«Il est probable qu'on trouvera choquant que je ne me résigne pas au silence après l'acte que j'ai commis, et aussi le non-lieu qui l'a sanctionné et dont j'ai, suivant l'expression spontanée, bénéficié. Mais si je n'avais pas eu ce bénéfice, j'aurais dû comparaître. Et si j'avais dû comparaître, j'aurais eu à répondre.
Ce livre est cette réponse à laquelle autrement j'aurais été astreint. Et tout ce que je demande, c'est qu'on me l'accorde ; qu'on m'accorde maintenant ce qui aurait pu alors être une obligation. Bien entendu, j'ai conscience que la réponse que je tente ici n'est ni dans les règles d'une comparution qui n'a pas eu lieu, ni dans la forme qu'elle y aurait prise. Je me demande toutefois si le manque, passé et à jamais, de cette comparution, de ses règles et de sa forme, n'expose pas finalement plus encore ce que je vais tâcher de dire à l'appréciation publique et à sa liberté. En tout cas je le souhaite. C'est mon sort de ne penser calmer une inquiétude qu'en encourant indéfiniment d'autres.»

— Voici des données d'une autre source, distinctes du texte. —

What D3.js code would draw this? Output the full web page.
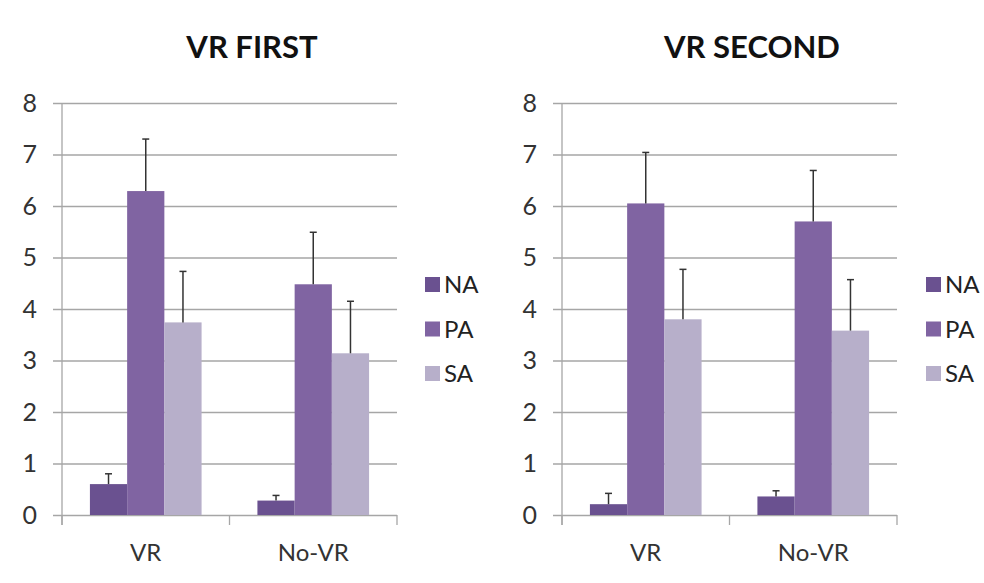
<!DOCTYPE html>
<html>
<head>
<meta charset="utf-8">
<script src="https://cdn.jsdelivr.net/npm/d3@7"></script>
<style>
  body { margin: 0; background: #fff; }
  text { font-family: Lato, "Open Sans", sans-serif; }
</style>
</head>
<body>
<div id="main"></div>
<script>
// data
const titles = ["VR FIRST", "VR SECOND"];
const categories = ["VR", "No-VR"];
const series = ["NA", "PA", "SA"];
const yTicks = [0, 1, 2, 3, 4, 5, 6, 7, 8];

// means per panel: [category][series]
const firstMeans = [[0.6, 6.29, 3.74], [0.28, 4.48, 3.14]];
const firstErrors = [[0.2, 1.01, 0.99], [0.1, 1.01, 1.01]];
const secondMeans = [[0.21, 6.05, 3.8], [0.36, 5.7, 3.58]];
const secondErrors = [[0.21, 0.99, 0.97], [0.11, 0.99, 0.99]];

const colors = ["#6a5190", "#8064a2", "#b7afca"];

const ctx = {
    width: 984,
    height: 583,
    margin: {top: 103, left: 62},
    plotW: 335,
    plotH: 412,
    panelOffset: 500
};

const svg = d3.select("#main").append("svg")
    .attr("width", ctx.width)
    .attr("height", ctx.height);

const color = d3.scaleOrdinal().domain(series).range(colors);

function drawPanel(idx, means, errors) {
    const g = svg.append("g")
        .attr("transform", `translate(${ctx.margin.left + idx * ctx.panelOffset},${ctx.margin.top})`);

    const x0 = d3.scaleBand().domain(categories).range([0, ctx.plotW]).padding(0);
    const x1 = d3.scaleBand().domain(series).range([0, x0.bandwidth()])
        .paddingInner(0).paddingOuter(0.75);
    const y = d3.scaleLinear().domain([0, 8]).range([ctx.plotH, 0]);

    // title
    g.append("text")
        .attr("x", 190)
        .attr("y", -45)
        .attr("text-anchor", "middle")
        .style("font-size", "31px")
        .style("font-weight", "bold")
        .attr("fill", "#111")
        .text(titles[idx]);

    // gridlines + y labels
    const yAxis = d3.axisLeft(y).tickValues(yTicks).tickSize(-(ctx.plotW + 9)).tickPadding(16);
    const ya = g.append("g").attr("transform", "translate(-9,0)").call(yAxis);
    ya.select(".domain").remove();
    ya.selectAll(".tick line").attr("stroke", "#a6a6a6").attr("stroke-width", 1.3);
    ya.selectAll(".tick text")
        .style("font-size", "25px")
        .attr("fill", "#333")
        .attr("font-family", "Lato, 'Open Sans', sans-serif");

    // y axis line
    g.append("line")
        .attr("x1", 0).attr("x2", 0)
        .attr("y1", y(8)).attr("y2", ctx.plotH + 10)
        .attr("stroke", "#a6a6a6").attr("stroke-width", 1.3);

    // category separators
    const bounds = [0, ...categories.map(c => x0(c) + x0.bandwidth())];
    g.selectAll(".sep").data(bounds).enter().append("line")
        .attr("x1", d => d).attr("x2", d => d)
        .attr("y1", ctx.plotH).attr("y2", ctx.plotH + 10)
        .attr("stroke", "#a6a6a6").attr("stroke-width", 1.3);

    // category labels
    g.selectAll(".cat").data(categories).enter().append("text")
        .attr("x", d => x0(d) + x0.bandwidth() / 2)
        .attr("y", ctx.plotH + 46)
        .attr("text-anchor", "middle")
        .style("font-size", "24px")
        .attr("fill", "#333")
        .text(d => d);

    // bars
    categories.forEach((cat, ci) => {
        const grp = g.append("g").attr("transform", `translate(${x0(cat)},0)`);
        const rows = series.map((s, si) => ({s: s, v: means[ci][si], e: errors[ci][si]}));

        grp.selectAll("rect").data(rows).enter().append("rect")
            .attr("x", d => x1(d.s))
            .attr("y", d => y(d.v))
            .attr("width", x1.bandwidth())
            .attr("height", d => ctx.plotH - y(d.v))
            .attr("fill", d => color(d.s));

        // error bars (upper only)
        grp.selectAll(".err").data(rows).enter().append("line")
            .attr("x1", d => x1(d.s) + x1.bandwidth() / 2)
            .attr("x2", d => x1(d.s) + x1.bandwidth() / 2)
            .attr("y1", d => y(d.v))
            .attr("y2", d => y(d.v + d.e))
            .attr("stroke", "#333").attr("stroke-width", 1.5);
        grp.selectAll(".cap").data(rows).enter().append("line")
            .attr("x1", d => x1(d.s) + x1.bandwidth() / 2 - 3.5)
            .attr("x2", d => x1(d.s) + x1.bandwidth() / 2 + 3.5)
            .attr("y1", d => y(d.v + d.e))
            .attr("y2", d => y(d.v + d.e))
            .attr("stroke", "#333").attr("stroke-width", 1.5);
    });

    // legend
    const leg = g.append("g").attr("transform", `translate(${363 + (idx ? 1 : 0)},${174})`);
    const items = leg.selectAll("g").data(series).enter().append("g")
        .attr("transform", (d, i) => `translate(0,${i * 44.5})`);
    items.append("rect")
        .attr("x", 0).attr("y", 0)
        .attr("width", 15).attr("height", 15)
        .attr("fill", d => color(d));
    items.append("text")
        .attr("x", 19)
        .attr("y", 16)
        .style("font-size", "24px")
        .attr("fill", "#222")
        .text(d => d);
}

drawPanel(0, firstMeans, firstErrors);
drawPanel(1, secondMeans, secondErrors);
</script>
</body>
</html>
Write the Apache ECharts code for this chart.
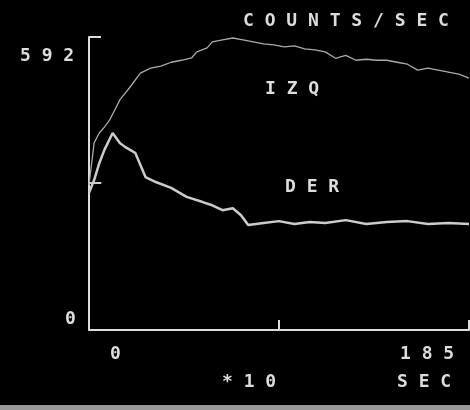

Par ces mots qui ouvrent L'Avenir dure longtemps, un texte qu'il avait lui-même dactylographié et soigneusement préservé, projetant sa publication de son vivant, Louis Althusser souligne l'enjeu essentiel de ces pages en grande partie rédigées en 1985 : soulever la «pierre tombale du silence» posée sur lui depuis le meurtre de sa femme en novembre 1980. Ce document, unique en son genre, et d'une intensité tragique exceptionnelle, est suivi d'une première esquisse autobiographique, Les Faits, rédigée en 1976.
Le texte de ces deux autobiographies a été établi et présenté par Olivier Corpet et Yann Moulier Boutang.